How are the mighty fallen

Rolf Harris joins a list of shamed names

Oh, no – not Rolf Harris!” The woman’s face was crestfallen with dismay. She had followed Rolf Harris over many years: thought he was a lovely man; loved his song about Two Little Boys; his many talented paintings; his engaging playing of the Australian Aboriginal ‘didgeridoo’; his amiable television personality.

Rolf Harris had been showered with honours; an MBE, an OBE and a CBE (the last a highly-ranked British honour). The much-respected Order of Australia had been bestowed on him and he had been made a Fellow of BAFTA (the British Academy of Film and Theatre Awards). He was selected to paint Queen Elizabeth for her 80th birthday, and his portrait was voted the second most popular ever by the public.

And now, at 84, he has been convicted of 12 charges of indecent sexual assault against four victims, one of whom was only seven years old at the time. He will be stripped of honours, and it is predicted that he will die in jail.

Pantheon

Harris’ name now joins those of other men in the pantheon of the entertainment world who have faced similar convictions: Stuart Hall, Max Clifford, and the egregious Jimmy Savile, who counted among his greatest fans Margaret Thatcher and Charles, Prince of Wales. (It was a British minister of the crown, Edwina Currie, who gave Savile the keys to Broadmoor Prison, so that he had the free run of an institution.)

It’s sometimes said that the Christian Churches – and particularly the Catholic Church – were too forbidding when it came to sexual sins. And sometimes that was true: Puritanism and Jansenism went into overdrive in warnings against “occasions of sin”.

And yet, with this plethora of older men now judged to have sexually exploited children and young people in an odious way – is there not some basis for saying that sexual concupiscence can cause catastrophe?

At one level, I think we have to feel sorry for those who commit such offences.

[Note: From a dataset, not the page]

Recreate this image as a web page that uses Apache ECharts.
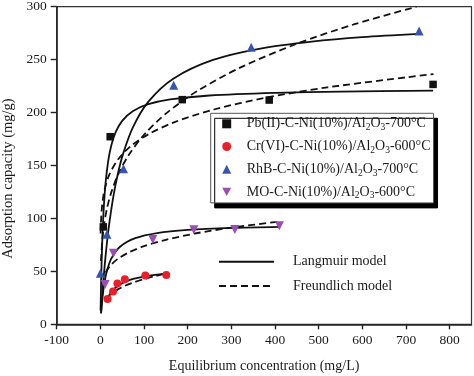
<!DOCTYPE html>
<html>
<head>
<meta charset="utf-8">
<script src="https://cdn.jsdelivr.net/npm/echarts@6/dist/echarts.min.js"></script>
<style>
html,body{margin:0;padding:0;background:#fff;}
#chart{width:474px;height:376px;}
</style>
</head>
<body>
<div id="chart"></div>
<script>
// Axis ticks
const xMin = -100, xMax = 850, xStep = 100;
const yMin = 0, yMax = 300, yStep = 50;
const xTitle = 'Equilibrium concentration (mg/L)';
const yTitle = 'Adsorption capacity (mg/g)';

// Series names
const seriesNames = [
  'Pb(II)-C-Ni(10%)/Al2O3-700°C',
  'Cr(VI)-C-Ni(10%)/Al2O3-600°C',
  'RhB-C-Ni(10%)/Al2O3-700°C',
  'MO-C-Ni(10%)/Al2O3-600°C'
];
const modelNames = ['Langmuir model', 'Freundlich model'];

// Experimental points
const pbC = [6.7, 22.5, 187.6, 386.7, 762];
const pbQ = [92, 177.2, 212.2, 211.8, 226.6];
const crC = [16.5, 29, 39, 56, 103, 151];
const crQ = [23.9, 31, 38.6, 42.5, 46.1, 46.6];
const rhbC = [0, 15, 53, 168, 345.5, 730];
const rhbQ = [48.3, 85, 147, 225.7, 261.6, 277];
const moC = [10.8, 30, 120, 214, 308, 410];
const moQ = [37.6, 67, 80, 89.2, 89.6, 93];

// Langmuir model curves
const pbLangC = [0.5, 1.5, 3, 5, 8, 12, 18, 25, 35, 50, 75, 110, 160, 250, 400, 550, 762];
const pbLangQ = [13.1, 35.2, 60.8, 85.8, 111.5, 133.8, 154.4, 168.9, 181.5, 192.2, 201.5, 207.9, 212.4, 216.1, 218.6, 219.8, 220.7];
const crLangC = [15, 20, 30, 40, 55, 75, 100, 125, 152];
const crLangQ = [23.4, 27.3, 32.7, 36.2, 39.8, 42.8, 45.1, 46.7, 47.8];
const rhbLangC = [1.6, 5, 10, 15, 20, 30, 40, 52, 75, 110, 167, 258, 373, 484, 600, 730];
const rhbLangQ = [10.7, 31.1, 56.1, 76.8, 94.1, 121.4, 142, 161, 186.4, 210.3, 232, 249.7, 260.9, 267, 271.2, 274.3];
const moLangC = [1.6, 5, 10, 15, 25, 45, 80, 130, 200, 300, 411];
const moLangQ = [10.2, 25.9, 40.7, 50.3, 62, 73.3, 81.4, 86.2, 89.1, 91, 92];

// Freundlich model curves
const pbFreuC = [0.6, 1.5, 3, 6, 10, 20, 40, 70, 110, 170, 260, 380, 520, 763];
const pbFreuQ = [85.7, 97.6, 107.6, 118.8, 127.7, 140.9, 155.5, 168.4, 179.5, 191, 202.9, 214.1, 223.8, 236.4];
const crFreuC = [15, 20, 30, 40, 55, 75, 100, 125, 152];
const crFreuQ = [25, 27.1, 30.4, 33, 36.1, 39.4, 42.7, 45.5, 48.1];
const rhbFreuC = [1.5, 4, 8, 15, 25, 40, 65, 100, 150, 220, 320, 450, 580, 724];
const rhbFreuQ = [59.8, 77.3, 92.6, 109.1, 124.6, 140.9, 159.9, 179, 199, 219.8, 242.4, 265, 283.2, 300];
const moFreuC = [12, 15, 25, 40, 65, 100, 150, 220, 300, 411];
const moFreuQ = [48.9, 51.1, 56.4, 61.8, 67.9, 73.8, 79.8, 86, 91.3, 97.1];

const zip = (a, b) => a.map((v, i) => [v, b[i]]);
const FONT = '"Liberation Serif", "Times New Roman", serif';

const pointDefs = [
  {name: seriesNames[0], c: pbC, q: pbQ, symbol: 'rect', size: 7.5, color: '#111111'},
  {name: seriesNames[1], c: crC, q: crQ, symbol: 'circle', size: 8, color: '#e8202c'},
  {name: seriesNames[2], c: rhbC, q: rhbQ, symbol: 'triangle', size: 9, color: '#3656ad'},
  {name: seriesNames[3], c: moC, q: moQ, symbol: 'path://M0,0 L10,0 L5,9 Z', size: 9, color: '#9a4db3'}
];
const langDefs = [[pbLangC, pbLangQ], [crLangC, crLangQ], [rhbLangC, rhbLangQ], [moLangC, moLangQ]];
const freuDefs = [[pbFreuC, pbFreuQ], [crFreuC, crFreuQ], [rhbFreuC, rhbFreuQ], [moFreuC, moFreuQ]];

const series = [];
langDefs.forEach(d => series.push({
  name: modelNames[0], type: 'line', data: zip(d[0], d[1]), showSymbol: false, symbol: 'none',
  smooth: 0.3, lineStyle: {color: '#111', width: 1.8, type: 'solid'}, itemStyle: {color: '#111'}, z: 2, silent: true
}));
freuDefs.forEach(d => series.push({
  name: modelNames[1], type: 'line', data: zip(d[0], d[1]), showSymbol: false, symbol: 'none',
  smooth: 0.3, lineStyle: {color: '#111', width: 1.8, type: [7, 4]}, itemStyle: {color: '#111'}, z: 2, silent: true
}));
pointDefs.forEach(p => series.push({
  name: p.name, type: 'scatter', data: zip(p.c, p.q), symbol: p.symbol, symbolSize: p.size,
  itemStyle: {color: p.color, opacity: 1}, z: 5
}));

const chart = echarts.init(document.getElementById('chart'), null, {renderer: 'canvas'});
chart.setOption({
  animation: false,
  backgroundColor: '#ffffff',
  grid: {left: 56.7, right: 2.5, top: 6.7, bottom: 51.7, outerBoundsMode: 'none', containLabel: false,
         show: true, borderColor: '#333', borderWidth: 1.2, backgroundColor: 'transparent'},
  xAxis: {
    type: 'value', min: xMin, max: xMax, interval: xStep,
    name: xTitle, nameLocation: 'middle', nameGap: 35.5,
    nameTextStyle: {fontFamily: FONT, fontSize: 14, color: '#1a1a1a'},
    axisLine: {show: true, onZero: false, lineStyle: {color: '#222', width: 1.6}},
    axisTick: {show: true, inside: false, length: 5, lineStyle: {color: '#222', width: 1.4}},
    axisLabel: {fontFamily: FONT, fontSize: 13.5, color: '#1a1a1a', margin: 9, showMaxLabel: false},
    splitLine: {show: false}
  },
  yAxis: {
    type: 'value', min: yMin, max: yMax, interval: yStep,
    name: yTitle, nameLocation: 'middle', nameGap: 39,
    nameTextStyle: {fontFamily: FONT, fontSize: 14.5, color: '#1a1a1a', padding: [0, 26, 0, 0]},
    axisLine: {show: true, onZero: false, lineStyle: {color: '#222', width: 1.6}},
    axisTick: {show: true, inside: false, length: 6, lineStyle: {color: '#222', width: 1.4}},
    axisLabel: {fontFamily: FONT, fontSize: 13.5, color: '#1a1a1a', margin: 10},
    splitLine: {show: false}
  },
  legend: [
    {
      data: seriesNames, orient: 'vertical', left: 210.7, top: 113.3,
      padding: [3.5, 3, 2, 11.5], itemGap: 6.7, itemWidth: 9, itemHeight: 9,
      backgroundColor: '#ffffff', borderColor: '#555', borderWidth: 1,
      shadowColor: '#000', shadowBlur: 0, shadowOffsetX: 4, shadowOffsetY: 5,
      selectedMode: false,
      formatter: function (name) {
        const parts = name.split('Al2O3');
        return '{t|' + parts[0] + 'Al}{s|2}{t|O}{s|3}{t|' + parts[1] + '}';
      },
      textStyle: {
        fontFamily: FONT, fontSize: 14, color: '#1a1a1a', padding: [0, 0, 0, 10.5],
        rich: {
          t: {fontFamily: FONT, fontSize: 14, lineHeight: 18, color: '#1a1a1a'},
          s: {fontFamily: FONT, fontSize: 9.5, lineHeight: 9, verticalAlign: 'bottom', color: '#1a1a1a'}
        }
      }
    },
    {
      data: modelNames, orient: 'vertical', left: 218, top: 254.7,
      padding: 0, itemGap: 10.3, itemWidth: 55, itemHeight: 14,
      selectedMode: false,
      itemStyle: {opacity: 0},
      textStyle: {fontFamily: FONT, fontSize: 14, color: '#1a1a1a', padding: [0, 0, 0, 14]}
    }
  ],
  series: series
});
</script>
</body>
</html>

It is surely a terrible affliction even to be tempted to molest a child.

But this sad tale is also about 'occasions of sin': for what links the narratives together of Harris, Hall and Savile is that there was opportunity and occasion to transgress, and transgress most grievously they did.

 

The fabulous Camino

Conversation with the taxi-driver turned to the holiday season and the cabbie explained that he had just returned from an exceptional type of holiday. “I walked the Camino,” he said. “From St Jean-de-Luz in France, right over to Santiago de Compostela. A fabulous experience.” He was a fit-looking man, possibly in his forties.

He made no advance arrangements: just put a rucksack on his back and took a plane to Biarritz, and then started walking. “I averaged about 30 kilometres a day. It took me 33 days.” He hopes one day to do it again with his daughter.

They say you meet all kinds of people on the Camino, but not everyone does it for spiritual reasons – sometimes it’s for adventure, or health, or companionship, or just because it’s been done for centuries.

“Some people say that at the beginning,” Sean reflected. “But by the time they have walked the Camino, they’ve usually developed a spiritual dimension.”

Sometimes, too, they are embarrassed to admit that they want to go on a pilgrimage.

I admire those who have walked the Camino. One of my as yet unfulfilled aspirations.

 

Divided on D’Movie

Mrs Brown’s Boys: D’Movie – Brendan O’Carroll’s comic film just released ñ has had some maulings from the film critics. The Daily Telegraph critic reached for the pejorative thesaurus. “[It] isn’t funny. It isn’t even un-funny. It’s something close to anti-funny; I find all the scatological and gynaecological stuff draining – a maudlin and sentimental grind,” wrote Robbie Collin.

There’s a widely held belief, he reported, that the comedy’s fan base must be “clattering morons almost wilfully out of touch with the real world” and the new movie “seems to go out of its way to confirm every negative suspicion about the show”.

Watching it was a penitential exercise for him. “I just about made it through a scene in which an old lady boasted in church of having had sex with a goat, and another where the lovable scamp, Buster Brady, tells a Slavic gangster in imperfect Russian that his mother breastfeeds the family dog.”

Nonetheless, D’Movie of Mrs Brown quickly became a roaring success at the box office. At its opening last weekend, it took €1million in Ireland and seems likely to be the most successful Irish movie of all time.

Does this prove the old adage that (a) “nobody ever went broke by under-estimating public taste”, or (b) it’s just a bit of harmless fun in the tradition of broad slapstick, and the critics are humourless prudes?